Author: Dale R. Herspring Publisher: University Press of Kansas ISBN: 0700614915 Category : History Languages : en Pages : 504
Book Description
While presidents have always kept a watchful eye on the military, our generals have been equally vigilant in assessing the commander-in-chief. Their views, however, have been relatively neglected in the literature on civil-military relations. By taking us inside the military's mind in this matter, Dale Herspring's new book provides a path-breaking, utterly candid, and much-needed reassessment of a key relationship in American government and foreign policymaking. As Herspring reminds us, that relationship has often been a very tense, even extremely antagonistic one, partly because the military has become a highly organized and very effective bureaucratic interest group. Reevaluating twelve presidents-from Franklin D. Roosevelt to George W. Bush-Herspring shows how the intensity of that conflict depends largely on the military's perception of the president's leadership style.
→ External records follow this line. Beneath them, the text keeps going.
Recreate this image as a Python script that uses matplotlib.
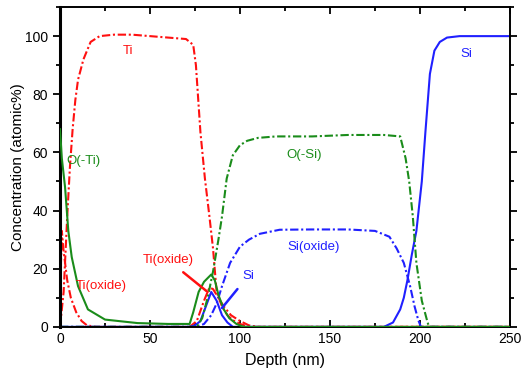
import numpy as np
import matplotlib
matplotlib.use('Agg')
import matplotlib.pyplot as plt
from matplotlib.ticker import MultipleLocator

plt.rcParams['font.family'] = ['Liberation Sans', 'DejaVu Sans']

# depth profiles (depth in nm, concentration in atomic %)
ti_x = [0, 2, 4, 5.5, 7, 8.5, 10, 13, 17, 22, 30, 40, 50, 60, 70, 74, 75.5, 78, 80.5,
        83, 85, 87, 90, 93, 96, 100, 105, 250]
ti_y = [0, 12, 38, 55, 68, 78, 85, 92, 98, 100, 100.5, 100.5, 100, 99.5, 99, 97, 90, 67, 51,
        38, 27, 12, 7, 4, 2.3, 1, 0, 0]

tiox_x = [0, 1, 2, 4, 6, 9, 12, 15, 20, 72, 76, 80, 83, 85, 88, 91, 95, 100, 105, 110, 250]
tiox_y = [10, 33, 26, 16, 10, 5, 2, 0.5, 0, 0, 2, 9, 13.5, 13, 10, 7, 4, 2, 0.5, 0, 0]

oti_x = [0, 1, 2.8, 4.6, 6.5, 10, 15.5, 25, 43, 60, 72, 74, 77, 80, 84, 86, 88, 91, 94, 98,
         102, 250]
oti_y = [68, 58, 48, 33, 24, 14, 6, 2.5, 1.3, 1, 1, 5, 12, 15.5, 18, 16, 11, 6, 3, 1, 0, 0]

osi_x = [0, 76, 79, 82, 85, 88, 90, 92.6, 96, 100, 104, 110, 120, 140, 160, 180, 189, 192,
         194, 196, 198, 201, 204, 205, 250]
osi_y = [0, 0, 3, 10, 19, 30, 38, 51, 59, 62.5, 64, 65, 65.5, 65.5, 66, 66, 65.5, 58,
         50, 38, 22, 9, 2, 0, 0]

si_x = [0, 72, 75, 78, 81, 84, 87, 90, 93, 96, 180, 185, 189, 191, 193, 195.5, 198, 201,
        203, 205.5, 208, 211, 215, 222, 250]
si_y = [0, 0, 0.5, 2, 7, 12, 9, 4, 1.5, 0, 0, 1.5, 6, 10, 16, 25, 33, 50,
        67, 87, 95, 98, 99.5, 100, 100]

siox_x = [0, 76, 80, 84, 87, 90, 94.5, 100, 105, 111, 122, 140, 160, 175, 183, 187, 191,
          194.5, 197, 199, 200.5, 250]
siox_y = [0, 0, 1, 4, 8, 14, 22, 27.6, 30, 32, 33.4, 33.5, 33.5, 33, 31, 27, 22,
          14, 7, 2.4, 0, 0]

red = '#ff1010'
green = '#1a8c1a'
blue = '#2020ff'
dashdot = (0, (4, 1.3, 1, 1.3))

fig = plt.figure(figsize=(5.22, 3.71), dpi=100)
ax = fig.add_axes([0.115, 0.119, 0.862, 0.862])

ax.plot(ti_x, ti_y, color=red, lw=1.5, linestyle=dashdot)
ax.plot(tiox_x, tiox_y, color=red, lw=1.5, linestyle=dashdot)
ax.plot(siox_x, siox_y, color=blue, lw=1.5, linestyle=dashdot)
ax.plot(si_x, si_y, color=blue, lw=1.5)
ax.plot(osi_x, osi_y, color=green, lw=1.5, linestyle=dashdot)
ax.plot(oti_x, oti_y, color=green, lw=1.5, zorder=3)

# labels on the curves
ax.text(38, 95, 'Ti', color=red, fontsize=9.5, ha='center', va='center')
ax.text(3.5, 57, 'O(-Ti)', color=green, fontsize=9.5, ha='left', va='center')
ax.text(9, 14, 'Ti(oxide)', color=red, fontsize=9.5, ha='left', va='center')
ax.annotate('Ti(oxide)', xy=(82, 12), xytext=(60, 23), color=red, fontsize=9.5,
            ha='center', va='center',
            arrowprops=dict(arrowstyle='-', color=red, lw=1.8, shrinkA=4, shrinkB=0))
ax.annotate('Si', xy=(90, 6.5), xytext=(104.5, 17.5), color=blue, fontsize=9.5,
            ha='center', va='center',
            arrowprops=dict(arrowstyle='-', color=blue, lw=1.8, shrinkA=4, shrinkB=0))
ax.text(135.5, 59, 'O(-Si)', color=green, fontsize=9.5, ha='center', va='center')
ax.text(141, 27.6, 'Si(oxide)', color=blue, fontsize=9.5, ha='center', va='center')
ax.text(225.5, 94, 'Si', color=blue, fontsize=9.5, ha='center', va='center')

ax.set_xlim(0, 250)
ax.set_ylim(0, 110)
ax.xaxis.set_major_locator(MultipleLocator(50))
ax.xaxis.set_minor_locator(MultipleLocator(25))
ax.yaxis.set_major_locator(MultipleLocator(20))
ax.yaxis.set_minor_locator(MultipleLocator(10))
ax.tick_params(which='both', top=True, right=True, direction='in', labelsize=10,
               width=1.3)
ax.tick_params(axis='y', which='both', left=True, direction='out')
ax.tick_params(which='major', length=5)
ax.tick_params(which='minor', length=3)
for s in ax.spines.values():
    s.set_linewidth(1.4)
ax.spines['left'].set_linewidth(2.2)

ax.set_xlabel('Depth (nm)', fontsize=11.5, labelpad=5)
ax.set_ylabel('Concentration (atomic%)', fontsize=11, labelpad=0)

fig.savefig('out.png', dpi=100)
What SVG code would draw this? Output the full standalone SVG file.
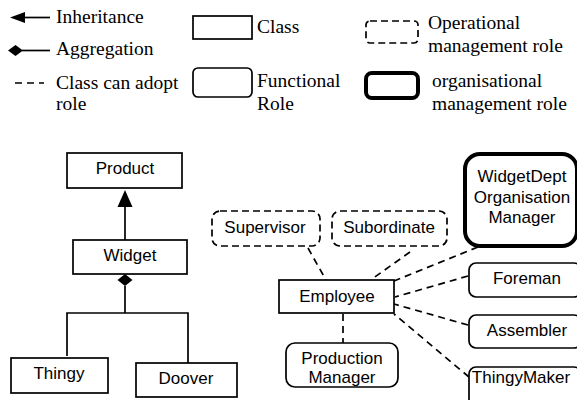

Quite simply, presidents who show genuine respect for military culture are much more likely to develop effective relations with the military than those who don't. Each chapter focuses on one president and his key administrators--such as Robert McNamara, Henry Kissinger, and Donald Rumsfeld-and contains case studies showing how the military reacted to the president's leadership. In the final chapter, Herspring ranks the presidents according to their degree of conflict with the military: Lyndon Johnson received exceedingly low marks for being overbearing and dismissive of the armed forces, further aggravating his Vietnam problem. George H. W. Bush inspired respect for not micromanaging military affairs. And Bill Clinton was savaged both privately and publicly by military leaders for having been a "draft dodger," cutting Pentagon spending, and giving the "Don't Ask, Don't Tell" tag an unnecessarily high profile. From World War II to Operation Iraqi Freedom, Herspring clearly shows how the nature of civilian control has changed during the past half century. He also reveals how the military has become a powerful bureaucratic interest group very much like others in Washington-increasingly politicized, media-savvy, and as much accountable to Congress as to the commander-in-chief. Ultimately, The Pentagon and the Presidency illuminates how our leaders devise strategies for dealing with threats to our national security-and how the success of that process depends so much upon who's in charge and how that person's perceived by our military commanders.